President McKinley, War and Empire: President McKinley and the Coming of War, 1898
Richard F. Hamilton
President McKinley, War and Empire: President McKinley and the Coming of War, 1898
Richard F. Hamilton
The progressive reading of history focuses on two major antecedents for the origins of the United States’ 1898 war with Spain: the 1896 presidential election and the Hearst-Pulitzer press war that, reportedly, generated an irresistible clamor from an aroused public. Underlying those narratives are two very different theoretical frameworks: a class-dominance view and that of the mass society. Volume 1 of President McKinley, War and Empire assesses the adequacy of those readings.
In the 1896 election the Republicans, led by William McKinley, were challenged by William Jennings Bryan, a radical and an inflationist, who had defeated the conservative leaders of the Democratic Party. The Bryanites portrayed the 1896 election as a struggle between Wall Street and the people. McKinley was portrayed as a docile, pliable figure whose campaign was directed by an adept Ohio business magnate, Mark Hanna. The McKinley victory meant that big business was now in control.
The Cuban insurgency, begun in 1895, gained attention and support from the American newspapers. This began with a circulation war in New York City, with Hearst and Pulitzer publishing sensational reports about the struggle in Cuba. The resulting public clamor, it is said, overwhelmed the members of the legislative and executive branches. McKinley and his advisors fended off those demands as best they could but, following the sinking of the Maine, he conceded and asked Congress to authorize intervention.
This work provides an original assessment of those long-standing claims, the basic elements of the progressive history.
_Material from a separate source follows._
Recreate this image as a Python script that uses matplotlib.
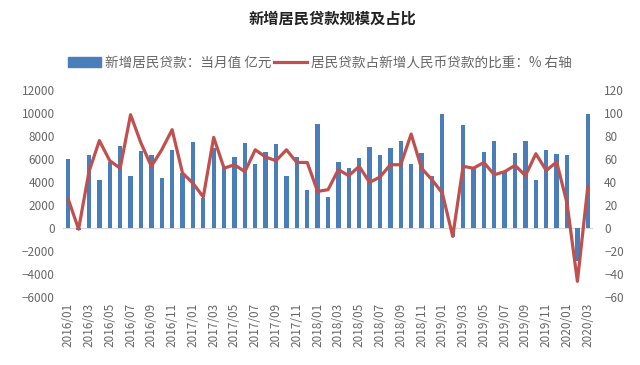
import numpy as np
import matplotlib
matplotlib.use('Agg')
import matplotlib.pyplot as plt
from matplotlib.patches import Patch
from matplotlib.lines import Line2D

plt.rcParams['font.family'] = ['Noto Sans CJK SC', 'DejaVu Sans']

# 月份
months = []
for y in range(2016, 2021):
    for m in range(1, 13):
        if y == 2020 and m > 3:
            break
        months.append(f'{y}/{m:02d}')

# 新增居民贷款：当月值 亿元
loans = [6040, -150, 6370, 4200, 5740, 7150, 4520, 6720, 6350, 4310, 6810,
         4800, 7500, 2600, 7000, 5400, 6140, 7390, 5580, 6630, 7300,
         4490, 6170, 3300, 9040, 2700, 5700, 5240, 6110, 7070, 6310, 6980,
         7560, 5590, 6550, 4490, 9880, -750, 8920, 5220, 6600, 7560, 5000,
         6520, 7560, 4170, 6810, 6430, 6310, -2900, 9880]

# 居民贷款占新增人民币贷款的比重：%
ratio = [25.2, -1, 49, 76, 58.5, 52, 98.5, 74, 53.6, 68, 85.5,
         47.8, 39, 27, 78.8, 52, 55, 49, 68, 61.7, 58.5,
         68, 57, 57, 31.8, 33.3, 50.7, 45.5, 53.6, 39.7, 44.3, 55,
         55, 81.7, 52, 42, 30.4, -7.3, 53.6, 52, 57, 46.3, 49,
         54.5, 45.5, 64.6, 50, 57.4, 21.7, -46.4, 36]

bar_color = '#4A7EBB'
line_color = '#C0504D'
text_color = '#666666'

fig = plt.figure(figsize=(6.4, 3.65), dpi=100)
ax = fig.add_axes([63 / 640, 1 - 297 / 365, 530 / 640, 207 / 365])
x = np.arange(len(months))

ax.bar(x, loans, width=0.42, color=bar_color, zorder=2)
ax.axhline(0, color='#D9D9D9', lw=0.8, zorder=1)
ax.set_ylim(-6000, 12000)
ax.set_yticks(range(-6000, 12001, 2000))
ax.set_xlim(-0.5, len(months) - 0.5)
ax.set_xticks(x[::2])
ax.set_xticklabels(months[::2], rotation=90)

ax2 = ax.twinx()
ax2.plot(x, ratio, color=line_color, lw=2.3, zorder=3)
ax2.set_ylim(-60, 120)
ax2.set_yticks(range(-60, 121, 20))

for a in (ax, ax2):
    for s in a.spines.values():
        s.set_visible(False)
    a.tick_params(length=0, labelsize=8.5, labelcolor=text_color)
ax.tick_params(axis='x', pad=4)
ax.tick_params(axis='y', pad=6)
ax2.tick_params(axis='y', pad=8)

fig.text(0.52, 1 - 19 / 365, '新增居民贷款规模及占比', ha='center', va='center',
         fontsize=11, fontweight='bold', color='#222222')

handles = [Patch(color=bar_color), Line2D([], [], color=line_color, lw=2.3)]
labels = ['新增居民贷款：当月值 亿元', '居民贷款占新增人民币贷款的比重：% 右轴']
fig.legend(handles, labels, loc='center', bbox_to_anchor=(0.5, 1 - 63 / 365),
           ncol=2, frameon=False, fontsize=9.8, labelcolor=text_color,
           handlelength=2.4, handletextpad=0.3, columnspacing=0.2)

fig.savefig('out.png', dpi=100)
It reviews McKinley’s biography, principally the events leading up to his election victory, including discussion of Hanna’s role. It then examines the events leading up to the war. Studies of press content are reviewed and new material is introduced. The work also argues that two other factors were decisive: the efforts of an adept Cuban pressure group and partisan politics. The theoretical implications are explored and an alternative framework, elitism, is argued. The result is a different, a more complex view of the origins of the war.